HARARE, April 4 (The Source) – Cash rich government run pension fund, the National Social Security Authority (NSSA) said on Monday it has received over 500 applications from interested candidates to fill top four vacant management posts.
The posts, including that of chief executive became vacant last year after the then incumbent, James Matiza and other top directors were fired in a shake-up that the institution’s board said was meant to redirect the pensions fund path after a swing of investment related scandals.
The NSSA board, led by chartered accountant, Robin Vela, appointed Hashmon Matemera, who is also a board member and banker, as the acting chief executive.
NSSA said the huge response from interested individuals meant substantive appointments would be delayed.

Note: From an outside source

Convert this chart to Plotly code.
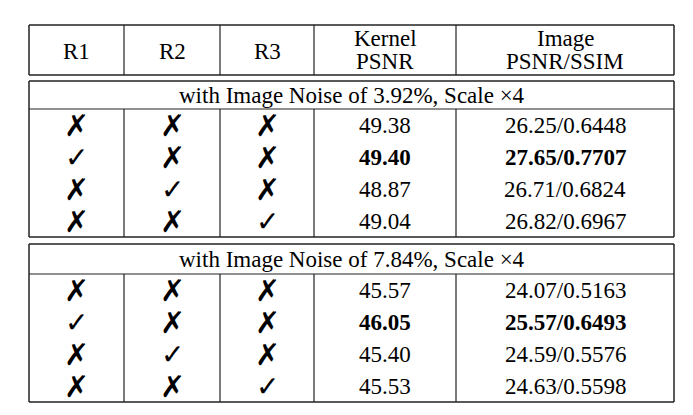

“It is anticipated that the Board will be able to report on the updated position regarding the appointment of substantive management together with NSSA’s Q1 2016 formal report on or before 30 April 2016,” the NSSA board said.
The board said all the individuals appointed to act on an interim basis would have their terms extended until substantive managers is finalised.
NSSA, a compulsory pension fund has come under public scrutiny and criticism many a time after losing out million in pensioners’ funds following investment in questionable ventures some of which collapsed.
The institution was recently used by government to invest over $30 million in the acquisition of a stake in mobile phone operator, Telecel Zimbabwe.